DATA LINES:
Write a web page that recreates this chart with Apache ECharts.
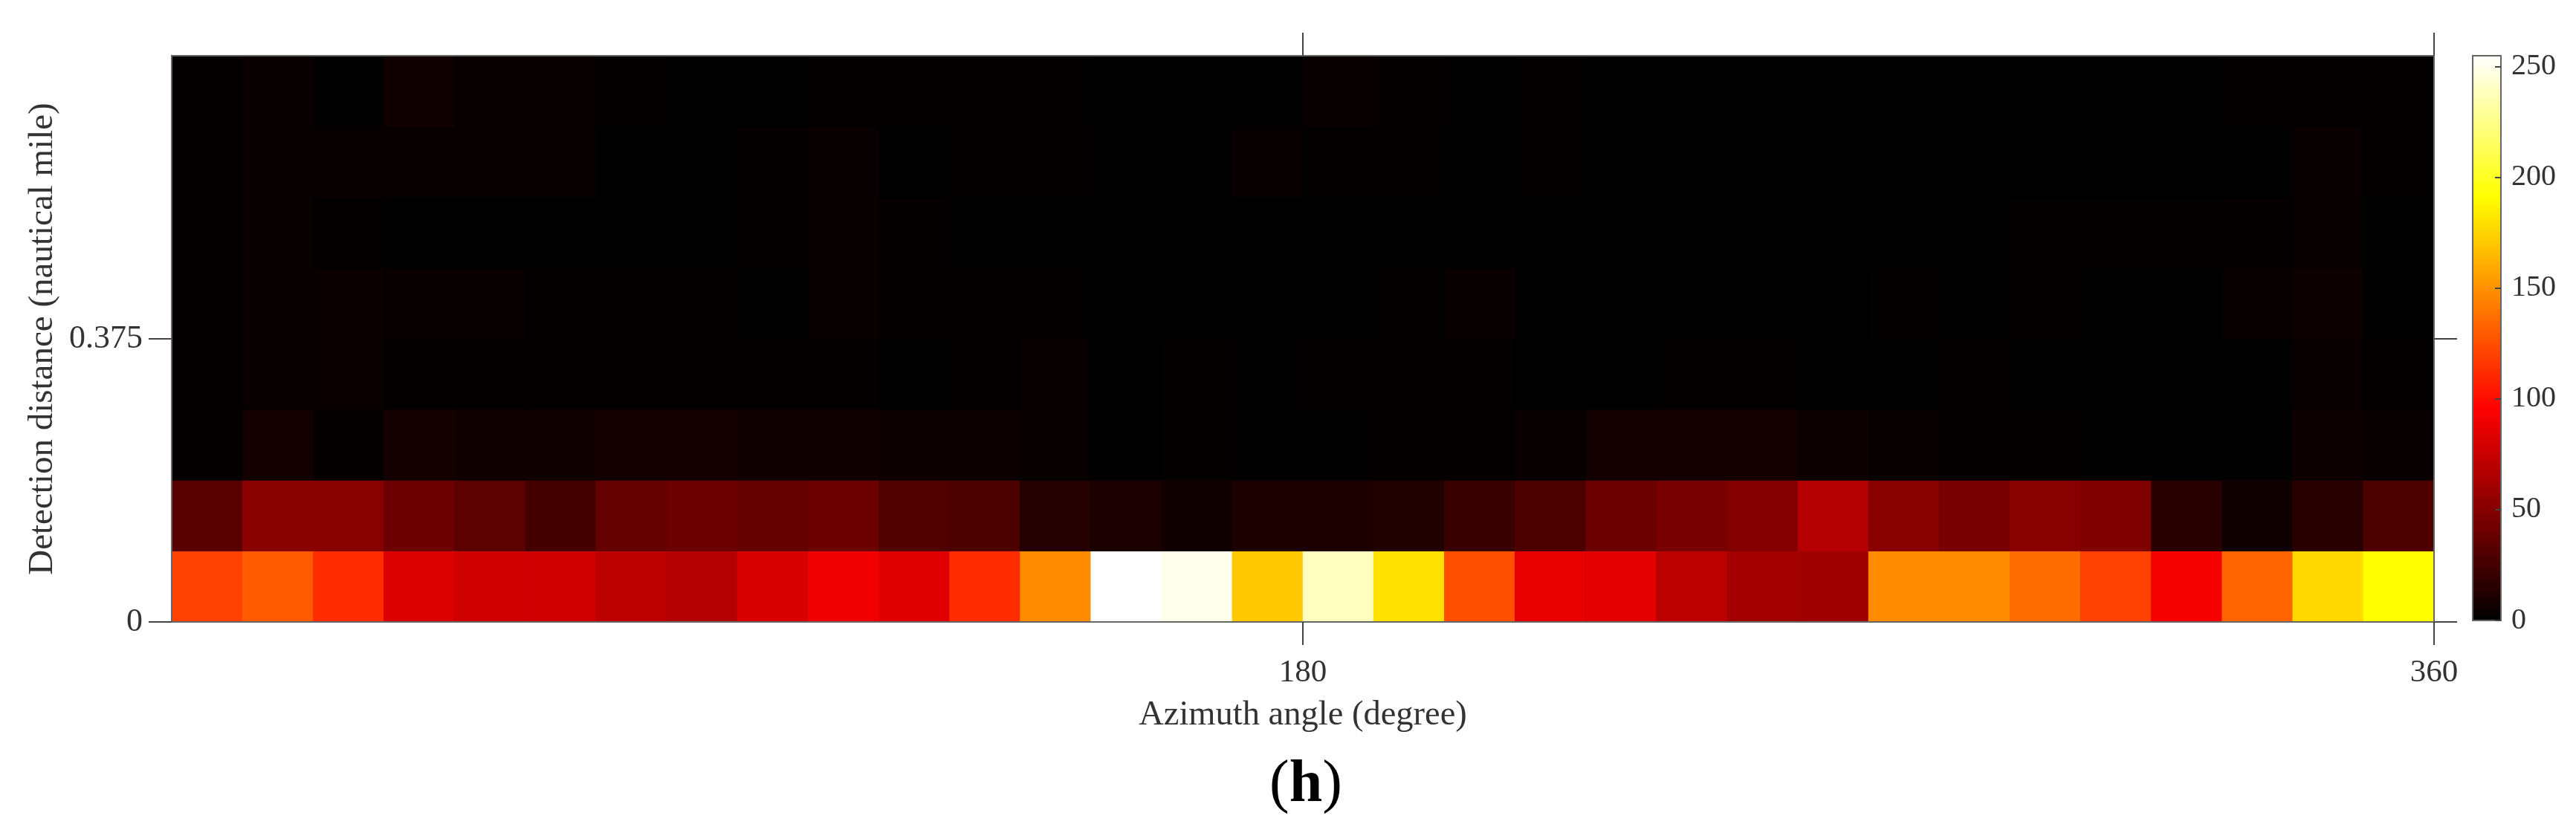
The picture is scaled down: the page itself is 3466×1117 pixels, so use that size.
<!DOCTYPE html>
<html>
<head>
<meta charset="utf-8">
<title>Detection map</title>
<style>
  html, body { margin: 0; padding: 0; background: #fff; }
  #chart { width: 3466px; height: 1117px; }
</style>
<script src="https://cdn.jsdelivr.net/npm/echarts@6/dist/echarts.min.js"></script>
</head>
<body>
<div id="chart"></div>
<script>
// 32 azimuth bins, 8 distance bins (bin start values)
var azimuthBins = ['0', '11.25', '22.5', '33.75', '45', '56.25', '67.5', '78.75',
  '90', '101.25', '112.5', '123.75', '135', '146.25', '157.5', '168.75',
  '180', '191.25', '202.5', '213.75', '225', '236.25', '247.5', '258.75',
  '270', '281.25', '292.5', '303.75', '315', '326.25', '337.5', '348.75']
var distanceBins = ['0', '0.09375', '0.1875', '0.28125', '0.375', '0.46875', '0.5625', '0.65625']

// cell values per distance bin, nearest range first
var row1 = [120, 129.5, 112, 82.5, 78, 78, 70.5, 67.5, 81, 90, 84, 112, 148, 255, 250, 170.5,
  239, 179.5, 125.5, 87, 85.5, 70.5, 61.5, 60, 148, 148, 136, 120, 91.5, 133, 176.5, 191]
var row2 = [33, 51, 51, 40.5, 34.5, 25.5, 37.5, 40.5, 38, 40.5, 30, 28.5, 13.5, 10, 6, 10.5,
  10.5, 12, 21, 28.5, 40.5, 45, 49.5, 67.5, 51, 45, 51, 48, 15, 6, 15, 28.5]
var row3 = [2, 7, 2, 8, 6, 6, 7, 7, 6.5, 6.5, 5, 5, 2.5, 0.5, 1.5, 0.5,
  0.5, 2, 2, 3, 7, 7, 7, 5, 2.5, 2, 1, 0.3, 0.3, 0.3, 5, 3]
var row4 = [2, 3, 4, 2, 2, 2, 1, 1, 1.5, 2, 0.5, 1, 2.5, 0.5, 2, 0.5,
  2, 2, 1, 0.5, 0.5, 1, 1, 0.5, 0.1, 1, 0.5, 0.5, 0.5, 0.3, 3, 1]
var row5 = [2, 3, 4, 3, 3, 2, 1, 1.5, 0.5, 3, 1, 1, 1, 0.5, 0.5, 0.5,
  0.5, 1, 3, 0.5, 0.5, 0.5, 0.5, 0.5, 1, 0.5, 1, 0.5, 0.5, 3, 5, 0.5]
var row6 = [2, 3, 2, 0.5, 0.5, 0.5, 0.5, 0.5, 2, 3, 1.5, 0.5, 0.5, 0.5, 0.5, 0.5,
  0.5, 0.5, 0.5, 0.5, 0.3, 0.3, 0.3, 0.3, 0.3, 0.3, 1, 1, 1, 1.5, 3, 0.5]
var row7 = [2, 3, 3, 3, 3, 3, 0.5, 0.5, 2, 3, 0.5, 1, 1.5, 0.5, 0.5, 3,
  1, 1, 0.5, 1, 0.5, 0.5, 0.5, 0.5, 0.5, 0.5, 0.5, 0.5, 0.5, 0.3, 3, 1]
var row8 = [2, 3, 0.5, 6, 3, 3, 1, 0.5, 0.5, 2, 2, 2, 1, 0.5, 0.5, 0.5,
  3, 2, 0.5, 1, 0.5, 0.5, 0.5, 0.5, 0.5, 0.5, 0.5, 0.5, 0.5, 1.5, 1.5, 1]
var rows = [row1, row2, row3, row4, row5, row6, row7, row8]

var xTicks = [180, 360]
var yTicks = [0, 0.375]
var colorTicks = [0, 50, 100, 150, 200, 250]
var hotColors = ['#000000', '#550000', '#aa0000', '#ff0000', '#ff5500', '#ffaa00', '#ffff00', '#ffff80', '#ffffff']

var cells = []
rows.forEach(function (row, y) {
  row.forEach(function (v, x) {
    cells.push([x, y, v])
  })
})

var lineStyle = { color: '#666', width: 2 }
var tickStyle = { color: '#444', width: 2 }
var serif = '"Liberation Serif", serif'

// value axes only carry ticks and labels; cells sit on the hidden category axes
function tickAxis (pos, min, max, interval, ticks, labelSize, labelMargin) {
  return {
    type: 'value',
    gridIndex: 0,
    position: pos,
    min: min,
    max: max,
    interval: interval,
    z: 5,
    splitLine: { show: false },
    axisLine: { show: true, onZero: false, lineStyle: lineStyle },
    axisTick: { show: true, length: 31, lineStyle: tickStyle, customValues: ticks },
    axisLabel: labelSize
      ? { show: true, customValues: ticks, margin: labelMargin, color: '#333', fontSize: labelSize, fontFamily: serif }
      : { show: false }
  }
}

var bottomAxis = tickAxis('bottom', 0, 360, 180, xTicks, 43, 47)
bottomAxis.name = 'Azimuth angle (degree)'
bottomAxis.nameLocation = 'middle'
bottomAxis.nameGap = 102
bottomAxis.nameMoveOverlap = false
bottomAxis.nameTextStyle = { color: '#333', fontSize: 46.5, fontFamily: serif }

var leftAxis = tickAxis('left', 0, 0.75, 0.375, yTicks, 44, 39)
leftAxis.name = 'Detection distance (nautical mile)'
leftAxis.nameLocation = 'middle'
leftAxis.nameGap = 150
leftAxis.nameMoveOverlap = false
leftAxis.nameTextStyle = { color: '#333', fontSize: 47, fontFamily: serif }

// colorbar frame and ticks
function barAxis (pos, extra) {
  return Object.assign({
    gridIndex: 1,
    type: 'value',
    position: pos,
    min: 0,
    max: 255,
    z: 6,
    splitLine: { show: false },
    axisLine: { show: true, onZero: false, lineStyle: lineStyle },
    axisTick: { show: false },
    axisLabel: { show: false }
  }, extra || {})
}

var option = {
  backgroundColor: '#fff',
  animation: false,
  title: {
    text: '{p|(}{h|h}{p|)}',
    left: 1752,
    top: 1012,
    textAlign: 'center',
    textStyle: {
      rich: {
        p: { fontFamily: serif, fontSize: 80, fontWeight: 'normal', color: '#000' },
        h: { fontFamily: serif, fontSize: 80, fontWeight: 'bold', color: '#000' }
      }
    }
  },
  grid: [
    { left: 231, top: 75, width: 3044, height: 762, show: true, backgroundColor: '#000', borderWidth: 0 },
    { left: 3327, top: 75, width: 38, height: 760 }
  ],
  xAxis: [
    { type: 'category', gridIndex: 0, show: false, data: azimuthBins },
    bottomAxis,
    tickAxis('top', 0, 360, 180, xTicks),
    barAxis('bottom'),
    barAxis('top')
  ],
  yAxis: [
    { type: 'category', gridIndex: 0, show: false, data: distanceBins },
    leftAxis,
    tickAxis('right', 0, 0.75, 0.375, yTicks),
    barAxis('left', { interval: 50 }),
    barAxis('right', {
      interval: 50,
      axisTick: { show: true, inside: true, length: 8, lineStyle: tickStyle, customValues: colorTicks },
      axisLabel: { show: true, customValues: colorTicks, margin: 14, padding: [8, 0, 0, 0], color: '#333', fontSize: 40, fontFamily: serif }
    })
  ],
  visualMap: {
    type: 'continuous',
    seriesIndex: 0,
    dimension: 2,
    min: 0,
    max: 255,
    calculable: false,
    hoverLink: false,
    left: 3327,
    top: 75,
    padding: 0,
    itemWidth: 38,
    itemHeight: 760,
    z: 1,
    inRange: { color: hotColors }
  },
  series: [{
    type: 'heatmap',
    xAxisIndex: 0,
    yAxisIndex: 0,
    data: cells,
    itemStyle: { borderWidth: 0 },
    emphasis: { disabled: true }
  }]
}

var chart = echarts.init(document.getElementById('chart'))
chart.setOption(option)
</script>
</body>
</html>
==
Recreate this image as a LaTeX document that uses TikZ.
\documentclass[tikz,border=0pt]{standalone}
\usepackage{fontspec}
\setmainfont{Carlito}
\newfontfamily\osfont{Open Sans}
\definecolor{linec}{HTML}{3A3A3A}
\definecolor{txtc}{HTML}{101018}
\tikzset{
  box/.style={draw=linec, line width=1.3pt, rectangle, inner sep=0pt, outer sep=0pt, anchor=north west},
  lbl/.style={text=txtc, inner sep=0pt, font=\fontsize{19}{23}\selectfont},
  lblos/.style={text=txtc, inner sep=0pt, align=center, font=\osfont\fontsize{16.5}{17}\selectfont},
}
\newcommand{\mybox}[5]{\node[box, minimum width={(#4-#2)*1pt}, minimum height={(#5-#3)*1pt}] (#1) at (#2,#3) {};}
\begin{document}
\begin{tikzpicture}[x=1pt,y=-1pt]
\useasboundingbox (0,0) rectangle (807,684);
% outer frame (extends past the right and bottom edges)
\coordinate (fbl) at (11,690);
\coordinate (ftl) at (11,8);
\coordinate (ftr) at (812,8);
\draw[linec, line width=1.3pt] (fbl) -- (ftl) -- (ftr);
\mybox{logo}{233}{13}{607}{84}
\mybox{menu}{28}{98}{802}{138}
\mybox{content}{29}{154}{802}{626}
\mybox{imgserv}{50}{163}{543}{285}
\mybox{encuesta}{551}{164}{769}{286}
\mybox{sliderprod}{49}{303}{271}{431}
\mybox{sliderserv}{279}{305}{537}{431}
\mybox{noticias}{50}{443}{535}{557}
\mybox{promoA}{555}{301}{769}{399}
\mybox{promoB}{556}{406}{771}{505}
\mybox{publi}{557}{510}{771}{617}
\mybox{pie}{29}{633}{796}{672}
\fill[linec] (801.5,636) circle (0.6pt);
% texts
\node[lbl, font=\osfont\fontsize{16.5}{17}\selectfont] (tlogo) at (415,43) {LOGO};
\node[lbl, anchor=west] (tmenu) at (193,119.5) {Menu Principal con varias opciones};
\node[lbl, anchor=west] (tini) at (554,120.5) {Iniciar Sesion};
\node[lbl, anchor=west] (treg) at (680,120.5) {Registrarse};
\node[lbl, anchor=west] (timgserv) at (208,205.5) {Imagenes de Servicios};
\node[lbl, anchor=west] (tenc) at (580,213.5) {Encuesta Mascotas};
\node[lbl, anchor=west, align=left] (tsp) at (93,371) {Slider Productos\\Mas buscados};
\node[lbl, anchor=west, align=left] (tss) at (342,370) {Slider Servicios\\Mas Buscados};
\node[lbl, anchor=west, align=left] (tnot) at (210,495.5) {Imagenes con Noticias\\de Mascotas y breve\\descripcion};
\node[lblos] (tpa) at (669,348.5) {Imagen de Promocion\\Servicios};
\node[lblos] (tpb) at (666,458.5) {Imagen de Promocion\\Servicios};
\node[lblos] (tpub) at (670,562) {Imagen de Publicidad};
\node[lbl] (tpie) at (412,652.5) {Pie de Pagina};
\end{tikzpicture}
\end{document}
...
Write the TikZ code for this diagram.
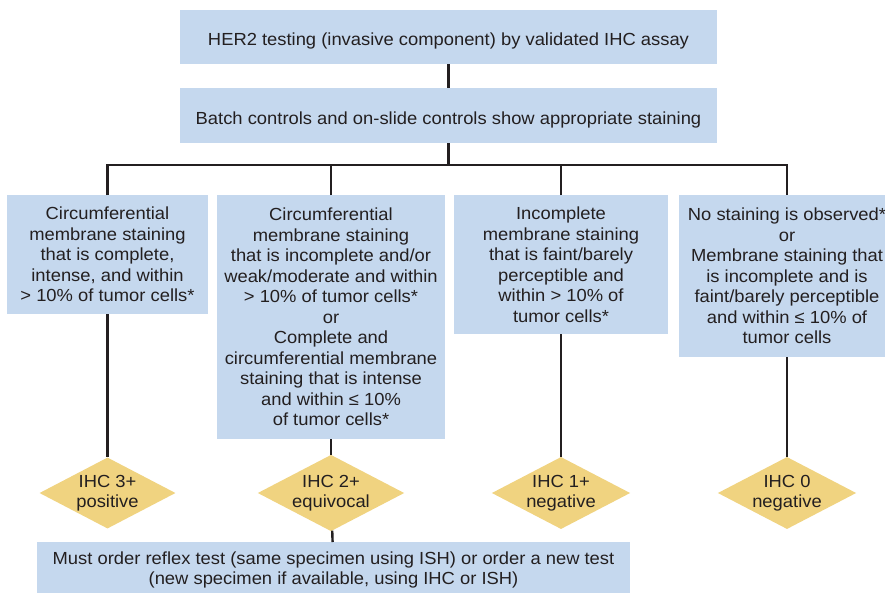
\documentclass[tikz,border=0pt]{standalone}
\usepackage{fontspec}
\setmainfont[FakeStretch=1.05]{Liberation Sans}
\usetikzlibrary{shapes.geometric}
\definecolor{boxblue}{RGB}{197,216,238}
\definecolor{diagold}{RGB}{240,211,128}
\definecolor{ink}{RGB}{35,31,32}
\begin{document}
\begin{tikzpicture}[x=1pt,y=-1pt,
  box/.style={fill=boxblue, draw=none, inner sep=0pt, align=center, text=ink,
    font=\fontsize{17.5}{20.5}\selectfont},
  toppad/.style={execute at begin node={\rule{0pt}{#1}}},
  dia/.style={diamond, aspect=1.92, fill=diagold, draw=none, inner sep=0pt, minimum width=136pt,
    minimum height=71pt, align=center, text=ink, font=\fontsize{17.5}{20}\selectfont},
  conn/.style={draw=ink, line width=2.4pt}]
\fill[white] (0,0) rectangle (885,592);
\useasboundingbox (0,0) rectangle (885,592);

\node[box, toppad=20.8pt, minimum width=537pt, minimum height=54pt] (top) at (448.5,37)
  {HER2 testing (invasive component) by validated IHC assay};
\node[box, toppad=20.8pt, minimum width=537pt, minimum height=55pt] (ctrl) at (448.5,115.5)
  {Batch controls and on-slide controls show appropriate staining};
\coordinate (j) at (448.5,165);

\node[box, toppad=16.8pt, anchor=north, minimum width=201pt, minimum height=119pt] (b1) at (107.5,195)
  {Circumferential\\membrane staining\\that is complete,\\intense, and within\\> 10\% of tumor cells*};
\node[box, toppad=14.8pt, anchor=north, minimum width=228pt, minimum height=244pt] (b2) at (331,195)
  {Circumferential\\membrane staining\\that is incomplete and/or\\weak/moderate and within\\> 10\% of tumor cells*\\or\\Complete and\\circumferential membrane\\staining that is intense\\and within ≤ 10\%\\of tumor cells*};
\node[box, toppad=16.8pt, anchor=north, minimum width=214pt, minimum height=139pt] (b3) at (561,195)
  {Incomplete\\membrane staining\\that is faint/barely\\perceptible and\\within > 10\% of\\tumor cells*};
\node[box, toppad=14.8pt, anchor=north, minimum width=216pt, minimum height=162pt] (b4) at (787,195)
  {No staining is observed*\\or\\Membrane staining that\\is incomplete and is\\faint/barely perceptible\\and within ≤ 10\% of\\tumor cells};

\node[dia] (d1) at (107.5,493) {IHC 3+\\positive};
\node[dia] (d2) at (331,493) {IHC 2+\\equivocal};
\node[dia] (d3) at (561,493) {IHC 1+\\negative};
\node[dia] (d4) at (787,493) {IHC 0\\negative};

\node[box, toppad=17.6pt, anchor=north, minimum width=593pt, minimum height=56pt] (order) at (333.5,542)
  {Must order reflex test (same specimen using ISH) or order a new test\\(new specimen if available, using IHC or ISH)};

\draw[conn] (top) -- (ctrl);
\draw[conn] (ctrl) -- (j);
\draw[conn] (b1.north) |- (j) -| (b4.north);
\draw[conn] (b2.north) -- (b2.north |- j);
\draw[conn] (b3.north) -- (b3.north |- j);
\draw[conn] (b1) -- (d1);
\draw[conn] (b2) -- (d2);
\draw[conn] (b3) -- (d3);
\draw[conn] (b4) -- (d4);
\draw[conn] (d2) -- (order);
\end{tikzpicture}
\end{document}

EXERCISE REQUIREMENTS:
State how many lines of the records above contain the word "this", and give only that number.

SOLUTION BELOW:
3